Hablar de unir ejércitos no solo desconoce la Constitución Política de Colombia; la pisotea. Es una muestra del desprecio de Maduro por el orden jurídico de un país soberano, que cuenta con un sistema democrático donde las Fuerzas Armadas están sometidas al poder civil. Pretender que Colombia ponga sus Fuerzas Armadas al servicio de otro —y menos de un régimen autoritario— no es integración. Es una locura.
Es la locura de un dictador que ha destruido su país, que ha creado un sistema de pobreza y sufrimiento que obligó a millones de venezolanos a abandonar su hogar, que concentró el poder, vació las instituciones y hoy enfrenta sanciones, aislamiento y una presión internacional creciente. En lugar de asumir su crisis, busca arrastrar a otros con él. Maduro llama a unirnos para defendernos, pero ¿estaría dispuesto a compartir con Colombia recursos, decisiones y costos? La respuesta es evidente.

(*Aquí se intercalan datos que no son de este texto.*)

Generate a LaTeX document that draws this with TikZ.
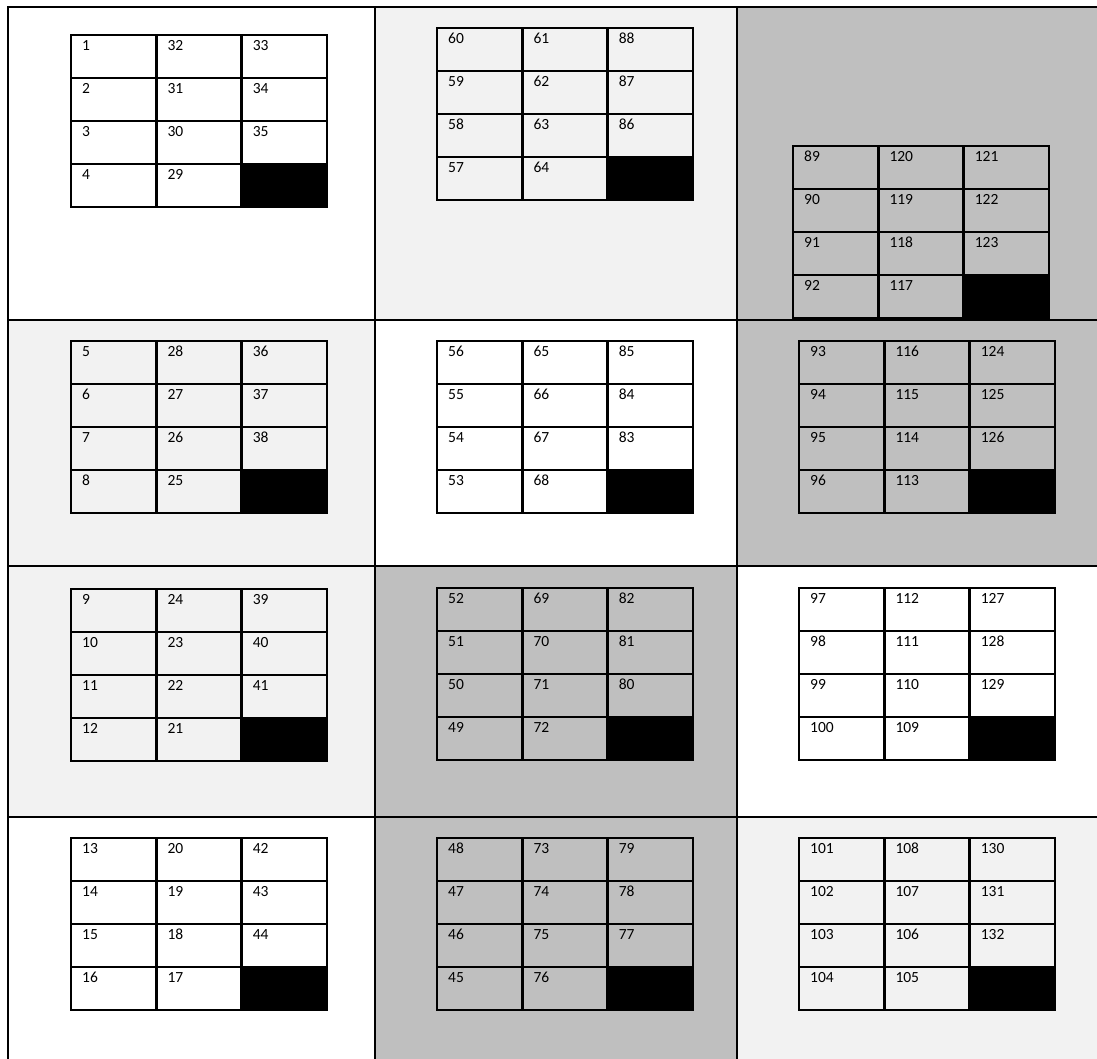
\documentclass[tikz,border=0pt]{standalone}
\usepackage{fontspec}
\setmainfont{Carlito}
\definecolor{paleGray}{HTML}{F2F2F2}
\definecolor{midGray}{HTML}{BFBFBF}

\begin{document}
\begin{tikzpicture}[x=1pt,y=-1pt]
  \tikzstyle{panel}=[draw=black,line width=2.2pt]
  \tikzstyle{cell}=[rectangle,draw=black,line width=2.4pt,minimum width=85.3pt,minimum height=43pt,inner sep=0pt,outer sep=0pt,anchor=north west]
  \tikzstyle{num}=[anchor=base west,inner sep=0pt,font=\fontsize{15.5}{17}\selectfont]
  \clip (0,0) rectangle (1097,1059);
  \fill[white] (0,0) rectangle (1097,1059);
  % panels
  \foreach \x/\xx/\y/\yy/\col in {8/375/7/320/white,375/737/7/320/paleGray,737/1100/7/320/midGray,
      8/375/320/566/paleGray,375/737/320/566/white,737/1100/320/566/midGray,
      8/375/566/817/paleGray,375/737/566/817/midGray,737/1100/566/817/white,
      8/375/817/1062/white,375/737/817/1062/midGray,737/1100/817/1062/paleGray}
    \filldraw[panel,fill=\col] (\x,\y) rectangle (\xx,\yy);
  % tables
  \foreach \name/\x/\y/\col/\nums in {
      A/71/35/white/{1,32,33,2,31,34,3,30,35,4,29},
      B/437/28/paleGray/{60,61,88,59,62,87,58,63,86,57,64},
      C/793/146/midGray/{89,120,121,90,119,122,91,118,123,92,117},
      D/71/341/paleGray/{5,28,36,6,27,37,7,26,38,8,25},
      E/437/341/white/{56,65,85,55,66,84,54,67,83,53,68},
      F/799/341/midGray/{93,116,124,94,115,125,95,114,126,96,113},
      G/71/589/paleGray/{9,24,39,10,23,40,11,22,41,12,21},
      H/437/588/midGray/{52,69,82,51,70,81,50,71,80,49,72},
      I/799/588/white/{97,112,127,98,111,128,99,110,129,100,109},
      J/71/838/white/{13,20,42,14,19,43,15,18,44,16,17},
      K/437/838/midGray/{48,73,79,47,74,78,46,75,77,45,76},
      L/799/838/paleGray/{101,108,130,102,107,131,103,106,132,104,105}}
  {
    \foreach \n [count=\i from 0] in \nums {
      \pgfmathtruncatemacro{\rr}{\i/3}
      \pgfmathtruncatemacro{\cc}{\i-3*\rr}
      \node[cell,fill=\col] (\name-\i) at (\x+\cc*85.3,\y+\rr*43) {};
      \node[num] (\name-\i-lab) at ([shift={(11pt,-15.5pt)}]\name-\i.north west) {\n};
    }
    \node[cell,fill=black] (\name-11) at (\x+2*85.3,\y+3*43) {};
  }
\end{tikzpicture}
\end{document}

La pregunta es inevitable: ¿por qué Colombia debería prestar su Ejército para una guerra que no es suya? ¿Para defender qué? ¿Para enfrentar a Estados Unidos en un conflicto que Venezuela difícilmente puede ganar? Hacerlo sería pegarse un tiro en el pie en el escenario internacional; sería deteriorar aún más nuestra relación con nuestro principal socio comercial y poner en riesgo vínculos diplomáticos y estratégicos por una causa ajena, improvisada y peligrosa.
Para justificar su llamado, Maduro recurre a una camiseta que se pone solo cuando le conviene: la Gran Colombia. La invoca como si fuera un ideal pendiente. Pero la soberanía no es una prenda intercambiable, ni la historia un recurso narrativo al servicio del poder.

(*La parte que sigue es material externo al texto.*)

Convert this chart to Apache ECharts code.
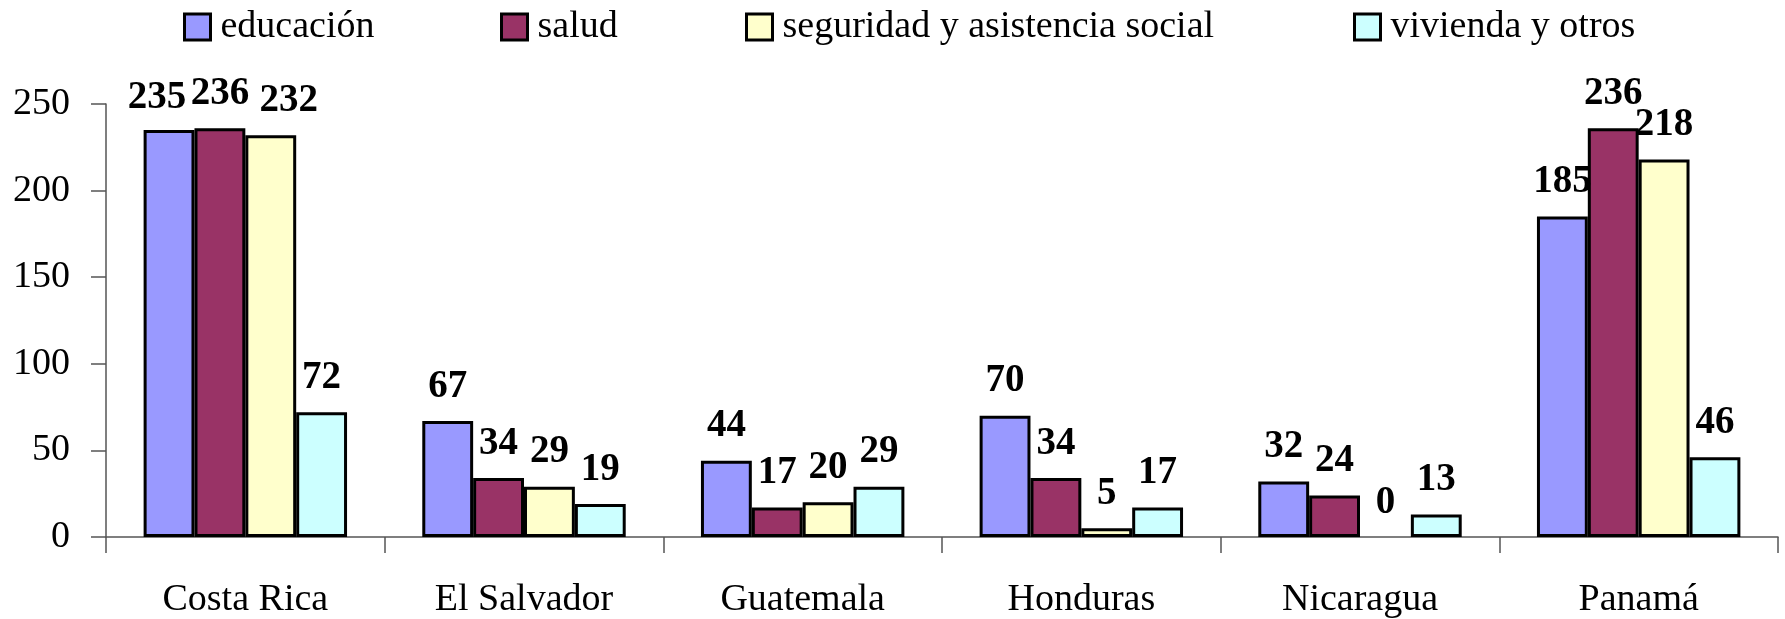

La Gran Colombia se rompió porque era ingobernable. Porque fue un proyecto imposible de materializar: territorios inmensos, realidades económicas distintas, conflictos entre élites y un centralismo incapaz de contener la diversidad regional. Incluso Simón Bolívar terminó reconociendo ese fracaso.
Usar a Bolívar y a la Gran Colombia como excusa no es un homenaje histórico. Es manipulación, torcer el pasado para salvar el presente de un régimen que siente que el tiempo se le acaba.

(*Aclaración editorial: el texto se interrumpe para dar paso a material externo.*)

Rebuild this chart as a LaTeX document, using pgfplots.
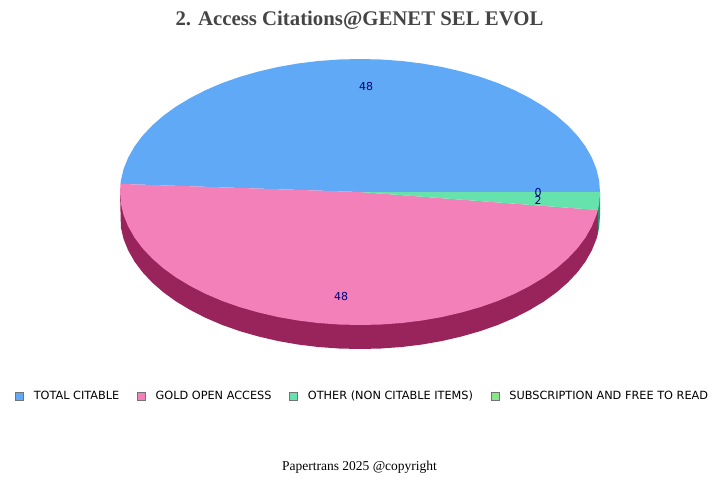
\documentclass[border=0pt]{standalone}
\usepackage{pgfplots}
\usepackage{fontspec}
\pgfplotsset{compat=1.18}
\setmainfont{Liberation Serif}
\newfontfamily\legendfont{DejaVu Sans}
\definecolor{citable}{HTML}{60A9F6}
\definecolor{gold}{HTML}{F480BA}
\definecolor{golddark}{HTML}{99245C}
\definecolor{other}{HTML}{66E2AC}
\definecolor{otherdark}{HTML}{1F9A63}
\definecolor{subscr}{HTML}{88E688}
\pgfplotsset{
  sq/.style={legend image code/.code={
    \draw[##1,draw=black!55,line width=0.8pt] (0pt,-4pt) rectangle (8pt,4pt);}},
}
\begin{document}
\begin{tikzpicture}
\begin{axis}[
    width=720pt, height=480pt, scale only axis,
    xmin=0.5, xmax=720.5, ymin=0, ymax=480,
    y dir=reverse,
    hide axis,
    clip=false,
    legend columns=4,
    legend style={
        at={(0.5035,0.175)}, anchor=center,
        draw=none, fill=none,
        font=\legendfont\fontsize{11.3}{13}\selectfont,
        /tikz/every odd column/.append style={column sep=8pt},
        /tikz/every even column/.append style={column sep=15.5pt},
    },
]
% keeps the whole frame in the page
\path (rel axis cs:0,0) rectangle (rel axis cs:1,1);
% side of the disc
\addplot[forget plot, fill=golddark, draw=none] coordinates {
 (120.5,192) (121.4,227.6) (124.1,239.1) (128.7,250.4) (135.0,261.5) (143.0,272.2)
 (152.7,282.5) (163.9,292.3) (176.6,301.5) (190.8,310.0) (206.2,317.9) (222.8,325.0)
 (240.5,331.2) (259.1,336.5) (278.4,341.0) (298.4,344.5) (318.8,347.0) (339.6,348.5)
 (360.5,349) (381.4,348.5) (402.2,347.0) (422.6,344.5) (442.6,341.0) (461.9,336.5)
 (480.5,331.2) (498.2,325.0) (514.8,317.9) (530.2,310.0) (544.4,301.5) (557.1,292.3)
 (568.3,282.5) (578.0,272.2) (586.0,261.5) (592.3,250.4) (596.9,239.1) (598.3,234)
 (598.3,210)} -- cycle;
\addplot[forget plot, fill=otherdark, draw=none] coordinates {
 (598.3,210) (598.3,234) (599.6,227.6) (600.5,216) (600.5,192)} -- cycle;
% TOTAL CITABLE, 48
\addplot[sq, fill=citable, draw=none] coordinates {
 (360.5,192) (600.5,192) (599.6,180.4) (596.9,168.9) (592.3,157.6) (586.0,146.5)
 (578.0,135.8) (568.3,125.5) (557.1,115.7) (544.4,106.5) (530.2,98.0) (514.8,90.1)
 (498.2,83.0) (480.5,76.8) (461.9,71.5) (442.6,67.0) (422.6,63.5) (402.2,61.0)
 (381.4,59.5) (360.5,59) (339.6,59.5) (318.8,61.0) (298.4,63.5) (278.4,67.0)
 (259.1,71.5) (240.5,76.8) (222.8,83.0) (206.2,90.1) (190.8,98.0) (176.6,106.5)
 (163.9,115.7) (152.7,125.5) (143.0,135.8) (135.0,146.5) (128.7,157.6) (124.1,168.9)
 (121.4,180.4) (121.0,183.9)} -- cycle;
\addlegendentry{TOTAL CITABLE}
% GOLD OPEN ACCESS, 48
\addplot[sq, fill=gold, draw=none] coordinates {
 (360.5,192) (121.0,183.9) (120.5,192) (121.4,203.6) (124.1,215.1) (128.7,226.4)
 (135.0,237.5) (143.0,248.2) (152.7,258.5) (163.9,268.3) (176.6,277.5) (190.8,286.0)
 (206.2,293.9) (222.8,301.0) (240.5,307.2) (259.1,312.5) (278.4,317.0) (298.4,320.5)
 (318.8,323.0) (339.6,324.5) (360.5,325) (381.4,324.5) (402.2,323.0) (422.6,320.5)
 (442.6,317.0) (461.9,312.5) (480.5,307.2) (498.2,301.0) (514.8,293.9) (530.2,286.0)
 (544.4,277.5) (557.1,268.3) (568.3,258.5) (578.0,248.2) (586.0,237.5) (592.3,226.4)
 (596.9,215.1) (598.3,210.0)} -- cycle;
\addlegendentry{GOLD OPEN ACCESS}
% OTHER (NON CITABLE ITEMS), 2
\addplot[sq, fill=other, draw=none] coordinates {
 (360.5,192) (598.3,210.0) (599.6,203.6) (600.5,192)} -- cycle;
\addlegendentry{OTHER (NON CITABLE ITEMS)}
% SUBSCRIPTION AND FREE TO READ, 0
\addplot[sq, fill=subscr, draw=none] coordinates {
 (360.5,192) (600.5,192)};
\addlegendentry{SUBSCRIPTION AND FREE TO READ}
% value labels
\addplot[forget plot, only marks, mark=none, point meta=explicit symbolic,
    nodes near coords, nodes near coords align=center,
    every node near coord/.append style={
        font=\legendfont\fontsize{11}{13}\selectfont, text=black!30!blue!70!black, inner sep=0pt},
] table [x=x, y=y, meta=v] {
x y v
366.5 86.5 48
341.5 296.5 48
538.5 200.5 2
538.5 192.5 0
};
\node[font=\bfseries\fontsize{20.8}{25}\selectfont, text=black!73] at (axis cs:360,20) {2. Access Citations@GENET SEL EVOL};
\node[font=\fontsize{13.5}{16}\selectfont] at (axis cs:360,467.5) {Papertrans 2025 @copyright};
\end{axis}
\end{tikzpicture}
\end{document}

Maduro no tiene derecho a hablarle a los militares colombianos. No tiene derecho a manipular nuestra historia. No tiene derecho a intentar meternos en su conflicto con Estados Unidos. Es una falta de respeto con Colombia, con nuestras Fuerzas Armadas y con nuestra Constitución.
En ese sentido, hay que decirlo con claridad: la respuesta institucional colombiana ha sido correcta. El Ejército Nacional de Colombia dejó claro que solo responde a la Constitución y al presidente elegido por los colombianos. Esa línea roja no se puede cruzar.
Pero mientras las Fuerzas Armadas han sido firmes, el mensaje del Gobierno Petro deja mucho que desear. La canciller dijo que Colombia no descartaría otorgarle asilo a Maduro como parte de una eventual salida negociada; algo difícil de justificar en un país que convive a diario con millones de venezolanos expulsados por el mismo régimen que hoy se contempla proteger.
Hablar de asilo para Maduro -mientras se normalizan sus llamados a unir ejércitos- envía un mensaje peligroso a la opinión pública: una diplomacia dispuesta a callar frente al autoritarismo, incluso cuando ese autoritarismo pretende involucrarnos.
El problema no es recordar la Gran Colombia. El problema es usarla para justificar aventuras militares y autoritarias que nada tienen que ver con la integración ni con la paz. ¿Hasta cuándo vamos a permitir que Maduro meta el nombre de Colombia en sus problemas? Esa guerra no es nuestra.
No vamos a hundirnos con un régimen cuyo reloj político ya empezó a correr en contra.